John Masefield (1878-1967) was English Poet Laureate from 1930-1967 and published his most famous poem, Sea-Fever, in 1902. He published it originally with the title hyphenated, and the opening line of each stanza beginning, “I must down to the seas again…”. Not “go down”. Recent publications, such as Carcanet’s new edition of Masefield’s Collected Poems have reverted to his original version. But in between, generations of British schoolchildren have learnt it as, “I must go down to the seas again…” Robin Knox-Johnson, the round the world sailor – who should know a thing or two about the sea by now – learnt it with ‘go’ included, and still recites it this way.
So why did later editions of the poem change the opening line to each verse by adding ‘go’? Were publishers and teachers worried about the original being ungrammatical? Was it a simple mistake that for generations wasn’t picked up on? What did Masefield himself think about the change?
According to my brief research, it was Masefield himself who inserted ‘go’ into later versions. As well as being a keen sailor, he was also keen to promote poetry throughout his time as Poet Laureate and organised competitions, and annual recitals up to his death. Maybe he thought he should promote good grammar too?

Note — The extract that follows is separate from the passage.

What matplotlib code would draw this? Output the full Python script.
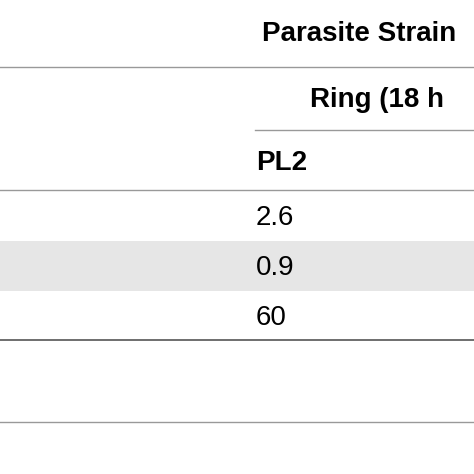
import matplotlib.pyplot as plt

header_top = "Parasite Strain"
header_sub = "Ring (18 h"
column = "PL2"
values = ["2.6", "0.9", "60"]
shaded = [False, True, False]

W, H = 474, 474
fig = plt.figure(figsize=(W / 100, H / 100), dpi=100)
ax = fig.add_axes([0, 0, 1, 1])
ax.set_xlim(0, W)
ax.set_ylim(H, 0)
ax.axis("off")

plt.rcParams["font.family"] = ["Liberation Sans", "DejaVu Sans"]
fs = 20

# row shading
row_top = 190
row_h = 50
for i, s in enumerate(shaded):
    if s:
        ax.axhspan(row_top + i * row_h + 1, row_top + (i + 1) * row_h + 1, color="#e6e6e6", lw=0)

# rules
ax.plot([0, W], [67, 67], color="#999999", lw=1)
ax.plot([255, W], [130, 130], color="#999999", lw=1)
ax.plot([0, W], [190, 190], color="#999999", lw=1)
ax.plot([0, W], [340, 340], color="#555555", lw=1.2)
ax.plot([0, W], [422, 422], color="#999999", lw=1)

ax.text(262, 34, header_top, fontsize=fs, fontweight="bold", va="center", clip_on=True)
ax.text(310, 100, header_sub, fontsize=fs, fontweight="bold", va="center", clip_on=True)
ax.text(256, 163, column, fontsize=fs, fontweight="bold", va="center")
for i, v in enumerate(values):
    ax.text(256, row_top + i * row_h + 28, v, fontsize=fs, va="center")

fig.savefig("out.png", dpi=100)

I am not persuaded that this was necessary. Especially in a poem that is noted for its lyricism. You can read it yourself below and check out its rhythms and rhymes; its alliteration and assonance; its use of onomatopoeic words and other poetic devices. It’s hardly a show piece for soberly correct word and grammar usage; but that’s not what it is meant to be. It is an evocative poem that is highly effective at conveying the lure of the sea, with a suggestion in the last stanza of something more profound.
I prefer the original, especially for reading aloud. Insert a ‘go’ if you must!
Sea-fever, by John Masefield
I must down to the seas again, to the lonely sea and the sky,
And all I ask is a tall ship and a star to steer her by,
And the wheel’s kick and the wind’s song and the white sail’s shaking,
And a grey mist on the sea’s face, and a grey dawn breaking.
I must down to the seas again, for the call of the running tide
Is a wild call and a clear call that may not be denied;
And all I ask is a windy day with the white clouds flying,
And the flung spray and the blown spume, and the sea-gulls crying.
I must down to the seas again, to the vagrant gypsy life,
To the gull’s way and the whale’s way where the wind’s like a whetted knife;
And all I ask is a merry yarn from a laughing fellow-rover,
And quiet sleep and a sweet dream when the long trick’s over.